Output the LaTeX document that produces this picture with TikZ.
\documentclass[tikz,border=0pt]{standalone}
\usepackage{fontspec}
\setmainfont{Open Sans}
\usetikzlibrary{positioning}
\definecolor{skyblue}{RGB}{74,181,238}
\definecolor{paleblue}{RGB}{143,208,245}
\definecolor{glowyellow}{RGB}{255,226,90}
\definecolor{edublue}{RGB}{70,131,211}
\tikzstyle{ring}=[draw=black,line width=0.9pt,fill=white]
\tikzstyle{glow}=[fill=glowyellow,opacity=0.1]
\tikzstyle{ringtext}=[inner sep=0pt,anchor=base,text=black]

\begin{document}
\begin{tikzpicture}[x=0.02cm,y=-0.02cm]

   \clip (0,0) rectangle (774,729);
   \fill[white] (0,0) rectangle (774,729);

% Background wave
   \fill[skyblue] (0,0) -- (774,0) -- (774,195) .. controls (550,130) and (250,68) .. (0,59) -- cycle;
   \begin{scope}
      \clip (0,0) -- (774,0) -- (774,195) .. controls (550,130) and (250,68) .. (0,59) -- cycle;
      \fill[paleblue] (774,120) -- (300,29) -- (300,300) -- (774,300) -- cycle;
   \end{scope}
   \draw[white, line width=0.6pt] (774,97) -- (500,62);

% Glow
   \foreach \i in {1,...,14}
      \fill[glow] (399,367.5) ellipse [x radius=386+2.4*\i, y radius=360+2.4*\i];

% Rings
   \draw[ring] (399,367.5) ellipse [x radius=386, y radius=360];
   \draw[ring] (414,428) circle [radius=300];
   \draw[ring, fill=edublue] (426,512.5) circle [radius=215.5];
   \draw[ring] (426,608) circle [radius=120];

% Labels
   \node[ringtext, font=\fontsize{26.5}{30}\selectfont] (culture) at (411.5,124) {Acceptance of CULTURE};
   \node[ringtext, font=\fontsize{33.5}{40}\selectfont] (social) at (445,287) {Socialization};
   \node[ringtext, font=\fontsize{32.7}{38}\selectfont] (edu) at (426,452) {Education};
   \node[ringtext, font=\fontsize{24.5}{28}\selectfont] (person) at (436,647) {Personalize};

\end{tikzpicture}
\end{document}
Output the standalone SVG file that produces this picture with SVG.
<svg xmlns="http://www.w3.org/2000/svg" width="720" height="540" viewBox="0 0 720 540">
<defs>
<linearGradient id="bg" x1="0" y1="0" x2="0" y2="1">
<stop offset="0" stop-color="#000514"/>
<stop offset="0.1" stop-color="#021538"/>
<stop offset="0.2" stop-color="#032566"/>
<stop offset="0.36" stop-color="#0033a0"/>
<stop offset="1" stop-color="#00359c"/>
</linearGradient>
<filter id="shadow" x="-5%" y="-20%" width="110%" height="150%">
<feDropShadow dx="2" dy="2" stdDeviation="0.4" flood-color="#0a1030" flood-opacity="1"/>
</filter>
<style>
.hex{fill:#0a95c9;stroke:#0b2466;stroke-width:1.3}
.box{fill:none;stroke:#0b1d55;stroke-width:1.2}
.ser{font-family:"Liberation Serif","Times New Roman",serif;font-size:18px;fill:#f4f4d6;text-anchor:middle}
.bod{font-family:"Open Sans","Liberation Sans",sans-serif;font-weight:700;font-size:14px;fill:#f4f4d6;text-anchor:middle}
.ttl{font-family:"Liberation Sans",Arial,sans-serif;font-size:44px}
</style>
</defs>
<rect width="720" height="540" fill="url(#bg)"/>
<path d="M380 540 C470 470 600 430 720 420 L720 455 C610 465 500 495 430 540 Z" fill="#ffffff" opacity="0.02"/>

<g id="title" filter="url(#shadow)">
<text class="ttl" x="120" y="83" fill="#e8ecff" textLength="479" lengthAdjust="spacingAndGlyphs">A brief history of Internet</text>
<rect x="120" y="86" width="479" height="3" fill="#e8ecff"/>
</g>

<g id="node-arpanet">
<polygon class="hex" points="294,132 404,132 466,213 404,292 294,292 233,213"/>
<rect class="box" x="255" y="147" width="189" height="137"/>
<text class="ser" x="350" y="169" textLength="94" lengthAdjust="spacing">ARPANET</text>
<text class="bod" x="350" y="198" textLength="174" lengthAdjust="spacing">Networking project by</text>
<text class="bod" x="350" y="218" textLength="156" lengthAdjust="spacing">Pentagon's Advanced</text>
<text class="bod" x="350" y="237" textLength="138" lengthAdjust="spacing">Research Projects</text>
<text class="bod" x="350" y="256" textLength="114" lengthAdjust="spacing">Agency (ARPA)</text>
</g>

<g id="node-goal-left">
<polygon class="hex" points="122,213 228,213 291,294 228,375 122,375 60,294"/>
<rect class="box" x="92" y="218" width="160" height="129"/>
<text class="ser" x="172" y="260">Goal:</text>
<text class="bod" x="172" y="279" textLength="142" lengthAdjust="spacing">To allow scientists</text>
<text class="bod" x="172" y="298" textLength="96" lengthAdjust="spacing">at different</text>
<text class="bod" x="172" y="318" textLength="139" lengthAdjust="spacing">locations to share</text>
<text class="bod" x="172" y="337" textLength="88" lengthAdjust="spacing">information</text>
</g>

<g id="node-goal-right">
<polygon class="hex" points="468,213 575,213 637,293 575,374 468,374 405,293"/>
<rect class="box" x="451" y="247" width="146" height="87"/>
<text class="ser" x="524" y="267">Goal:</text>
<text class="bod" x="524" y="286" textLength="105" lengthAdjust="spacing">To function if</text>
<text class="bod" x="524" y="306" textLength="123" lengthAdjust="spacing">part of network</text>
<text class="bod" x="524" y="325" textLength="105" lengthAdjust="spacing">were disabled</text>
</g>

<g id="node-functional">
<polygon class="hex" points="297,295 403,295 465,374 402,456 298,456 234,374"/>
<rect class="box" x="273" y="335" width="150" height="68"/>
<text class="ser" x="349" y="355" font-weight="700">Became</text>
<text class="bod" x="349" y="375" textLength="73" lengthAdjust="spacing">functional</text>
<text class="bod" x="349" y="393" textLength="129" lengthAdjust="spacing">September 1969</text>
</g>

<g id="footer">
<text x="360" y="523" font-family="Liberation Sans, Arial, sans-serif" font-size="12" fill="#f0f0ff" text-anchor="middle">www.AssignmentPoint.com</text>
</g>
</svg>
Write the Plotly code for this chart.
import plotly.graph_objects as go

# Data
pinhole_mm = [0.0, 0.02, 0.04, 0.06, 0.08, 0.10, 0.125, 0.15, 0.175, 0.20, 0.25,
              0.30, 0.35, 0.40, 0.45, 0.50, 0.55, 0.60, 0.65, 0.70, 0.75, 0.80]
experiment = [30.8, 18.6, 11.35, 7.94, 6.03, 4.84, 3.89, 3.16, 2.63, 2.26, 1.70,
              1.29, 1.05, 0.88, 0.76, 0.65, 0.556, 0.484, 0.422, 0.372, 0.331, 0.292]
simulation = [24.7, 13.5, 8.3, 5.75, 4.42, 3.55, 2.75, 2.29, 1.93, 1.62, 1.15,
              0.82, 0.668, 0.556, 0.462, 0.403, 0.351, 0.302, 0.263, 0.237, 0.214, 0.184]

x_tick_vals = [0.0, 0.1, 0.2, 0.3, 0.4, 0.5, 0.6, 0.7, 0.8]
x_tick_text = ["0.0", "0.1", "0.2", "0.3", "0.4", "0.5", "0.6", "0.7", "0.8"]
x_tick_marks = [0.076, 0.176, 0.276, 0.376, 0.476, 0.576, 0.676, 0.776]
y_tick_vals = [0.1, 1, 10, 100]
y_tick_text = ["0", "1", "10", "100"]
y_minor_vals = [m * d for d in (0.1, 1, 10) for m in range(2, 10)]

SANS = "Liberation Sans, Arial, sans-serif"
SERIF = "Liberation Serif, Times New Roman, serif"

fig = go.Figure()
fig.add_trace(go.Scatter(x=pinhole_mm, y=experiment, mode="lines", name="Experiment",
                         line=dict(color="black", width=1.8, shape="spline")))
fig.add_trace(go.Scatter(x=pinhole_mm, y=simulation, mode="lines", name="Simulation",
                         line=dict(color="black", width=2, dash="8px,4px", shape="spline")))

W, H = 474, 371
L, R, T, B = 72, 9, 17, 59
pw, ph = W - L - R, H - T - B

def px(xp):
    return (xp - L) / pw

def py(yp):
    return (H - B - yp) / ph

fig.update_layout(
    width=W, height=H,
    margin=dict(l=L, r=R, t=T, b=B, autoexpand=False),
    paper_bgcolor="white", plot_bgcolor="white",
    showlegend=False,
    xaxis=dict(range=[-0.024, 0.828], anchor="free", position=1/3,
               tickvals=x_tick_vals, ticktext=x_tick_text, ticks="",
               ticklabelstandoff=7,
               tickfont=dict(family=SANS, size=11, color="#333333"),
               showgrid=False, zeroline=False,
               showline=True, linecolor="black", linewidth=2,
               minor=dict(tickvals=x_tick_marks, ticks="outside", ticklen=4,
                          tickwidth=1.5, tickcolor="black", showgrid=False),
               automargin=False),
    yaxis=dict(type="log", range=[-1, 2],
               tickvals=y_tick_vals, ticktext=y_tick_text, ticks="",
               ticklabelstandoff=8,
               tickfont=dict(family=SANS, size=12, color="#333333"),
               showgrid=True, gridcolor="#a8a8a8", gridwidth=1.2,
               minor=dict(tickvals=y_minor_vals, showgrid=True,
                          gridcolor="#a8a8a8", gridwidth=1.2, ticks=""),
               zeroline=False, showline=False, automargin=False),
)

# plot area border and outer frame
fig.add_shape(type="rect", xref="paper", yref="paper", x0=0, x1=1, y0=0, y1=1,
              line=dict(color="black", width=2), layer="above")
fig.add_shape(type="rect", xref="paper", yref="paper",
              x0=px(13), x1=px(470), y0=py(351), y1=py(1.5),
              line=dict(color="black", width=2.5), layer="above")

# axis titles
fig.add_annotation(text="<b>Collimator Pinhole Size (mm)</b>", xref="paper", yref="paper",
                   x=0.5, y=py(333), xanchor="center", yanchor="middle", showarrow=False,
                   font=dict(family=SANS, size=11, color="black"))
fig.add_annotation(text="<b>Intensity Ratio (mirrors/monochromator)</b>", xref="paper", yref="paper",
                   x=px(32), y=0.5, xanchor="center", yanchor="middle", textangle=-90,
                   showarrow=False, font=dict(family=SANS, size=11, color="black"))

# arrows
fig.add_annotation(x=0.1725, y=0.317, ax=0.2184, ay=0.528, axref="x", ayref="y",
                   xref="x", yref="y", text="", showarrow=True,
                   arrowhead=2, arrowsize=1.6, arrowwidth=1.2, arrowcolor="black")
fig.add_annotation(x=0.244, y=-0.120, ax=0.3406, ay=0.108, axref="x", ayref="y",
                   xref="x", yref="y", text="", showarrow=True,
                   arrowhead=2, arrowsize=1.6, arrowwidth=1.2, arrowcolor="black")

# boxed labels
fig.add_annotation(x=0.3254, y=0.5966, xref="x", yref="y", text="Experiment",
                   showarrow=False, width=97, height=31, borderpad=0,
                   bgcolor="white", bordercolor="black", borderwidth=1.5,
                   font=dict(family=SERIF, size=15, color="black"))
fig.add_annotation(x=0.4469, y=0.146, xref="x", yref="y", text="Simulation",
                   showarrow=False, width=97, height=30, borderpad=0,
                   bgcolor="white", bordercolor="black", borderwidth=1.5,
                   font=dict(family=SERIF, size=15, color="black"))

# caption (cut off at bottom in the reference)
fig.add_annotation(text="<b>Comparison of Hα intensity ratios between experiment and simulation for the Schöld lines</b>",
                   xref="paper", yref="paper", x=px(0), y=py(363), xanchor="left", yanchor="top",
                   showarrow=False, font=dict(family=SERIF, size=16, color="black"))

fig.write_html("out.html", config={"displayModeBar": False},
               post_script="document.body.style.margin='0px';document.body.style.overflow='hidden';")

**SET PROBLEM:** Exactly the lines from the line that has "Write the Plotly code for this chart." through the line that has "import plotly.graph_objects as go" are to be repeated, both included, with nothing added.

**THE COMPLETED TASK:**
Write the Plotly code for this chart.
import plotly.graph_objects as go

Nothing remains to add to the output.